Post by
galaxyr on Sep 16, 2022 7:06pm
Windfall tax
Will VET, not be able to reduce its 2022 Irish taxes from the Corrib Sea by deducting the $500 million purchase price from its acquisition from Equinor and or use it's over $400 million in tax pools from the Corrib? Why would VET have to pay a windfall tax on earnings outside the EU? It's a Canadian listed company. I have a hard time thinking they have to pay additional taxes on Australian Brent oil earnings or north american earnings to the EU. Or am I missing something?
Comment by
mnztr on Sep 16, 2022 7:12pm
hopefully they can set up a trading arm and sell the gas to that trading arm and declare income in Canada.
Comment by
stockmarket1 on Sep 16, 2022 10:54pm
Even though VET is a Canadian company.
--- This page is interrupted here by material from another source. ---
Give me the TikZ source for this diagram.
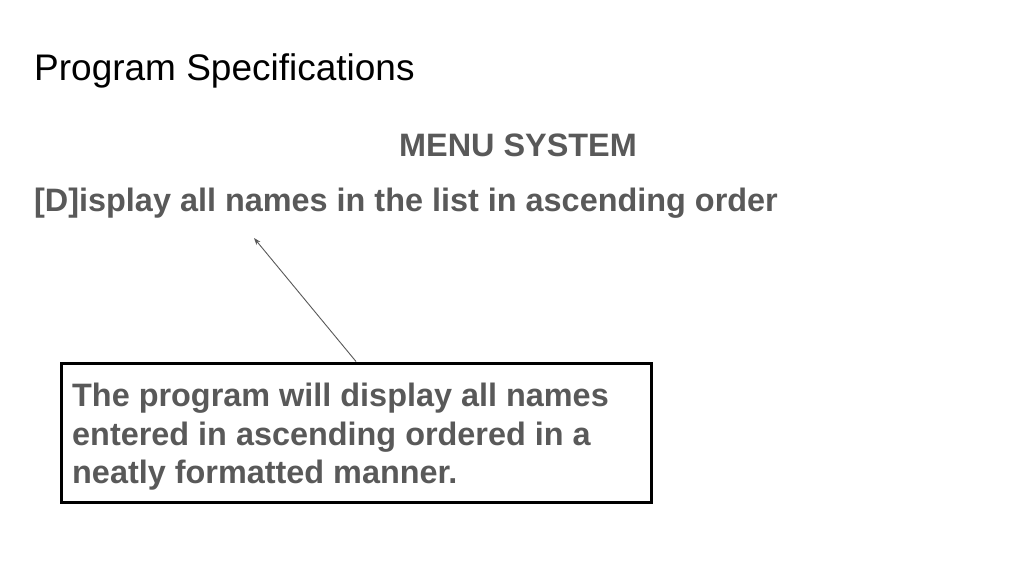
\documentclass[tikz,border=0pt]{standalone}
\usepackage{fontspec}
\setmainfont{Liberation Sans}
\usetikzlibrary{arrows.meta}
\definecolor{txtgray}{HTML}{595959}
\begin{document}
\begin{tikzpicture}[x=1pt,y=-1pt,
  titletext/.style={anchor=base west,inner sep=0pt,font=\fontsize{37}{44}\selectfont,text=black},
  boldtext/.style={inner sep=0pt,font=\fontsize{32.4}{38.6}\selectfont\bfseries,text=txtgray},
  callout/.style={draw=black,line width=3pt,minimum width=590pt,minimum height=139pt,inner sep=0pt},
  pointer/.style={draw=txtgray,line width=0.9pt,-{Stealth[length=7pt,width=5pt]}}]
\useasboundingbox[fill=white] (0,0) rectangle (1024,564);
\node[titletext] (title) at (34,81) {Program Specifications};
\node[boldtext,anchor=base] (menu) at (518,157) {MENU SYSTEM};
\node[boldtext,anchor=base west] (disp) at (34,211) {[D]isplay all names in the list in ascending order};
\node[callout] (box) at (356,432.5) {};
\node[boldtext,anchor=north west,align=left] (boxtext) at (72,383) {The program will display all names\\entered in ascending ordered in a\\neatly formatted manner.};
\coordinate (tip) at (254,238);
\draw[pointer] (box.north) -- (tip);
\end{tikzpicture}
\end{document}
My understanding is any company that holds a footprint any parts of Europe, would be part of it.
Comment by
Overertune on Sep 16, 2022 11:39pm
So EU wants to tax US and Canadian oil/gas companies for all their revenues? Isn't that a joke?
Comment by
Overertune on Sep 17, 2022 2:22pm
If windfall tax only applies to Europe revenues, who is going to sell to them next year? Let these idiots live in the dark.
Comment by
Moemoney42 on Sep 16, 2022 11:20pm
I think the tax could get a bit of opposition as well.. might not be a guaranteed thing.. I'm sure the industry will be at the table with a reality check.. will it be understood.. who knows..??
Comment by
EnergyWatcher55 on Sep 17, 2022 5:27pm
VET operates in Ireland and would be subject to Ireland's taxes. Its that simple.
Comment by
Quintessential1 on Sep 18, 2022 7:36am
You don't think that Ireland is part of the EU?
Comment by
Overertune on Sep 18, 2022 7:40pm
Whatever taxes they want, they have to tell the company ahead of time and let the company decide whether they want to provide services. You can just ate the food and then tell them it should be free?! tax can't go backwards. Even third world countries don't do that. I can't imagine eu is coming up with this. No wonder their economy is all messed up.
Comment by
Abedim15 on Sep 19, 2022 9:21am
Unfortunately in this case I believe you are incorrect. They will in fact tax "excess" profits for the entire year of 2022 regardless of the fact that the decree won't be introduced until September 30th. Vermillion will be making lots of money nonetheless
Comment by
stockmarket1 on Sep 19, 2022 9:58am
And they'll end up paying a lot due too.
Comment by
Oldnagger on Sep 19, 2022 11:42am
I am not sure how things will play out for 2022. After all VET had significant hedges on their own production of nat gas in Europe . The other 36.5% of Corrib being purchased from Equinor belongs to VET in the sense that the income snce Jan 1 is being deducted from the settlement price , yet who is the taxable entity ?
Comment by
TVR on Sep 19, 2022 2:41pm
The taxable entity is Equinor Ireland which is what VET is buying. Therefore they inherit any tax liability in Equinor Ireland. However, if any WPT is based on taxable income as per the EU announcement, the accumulated unused tax loss carry forward should shelter VET from regular and windfall taxes for a few years.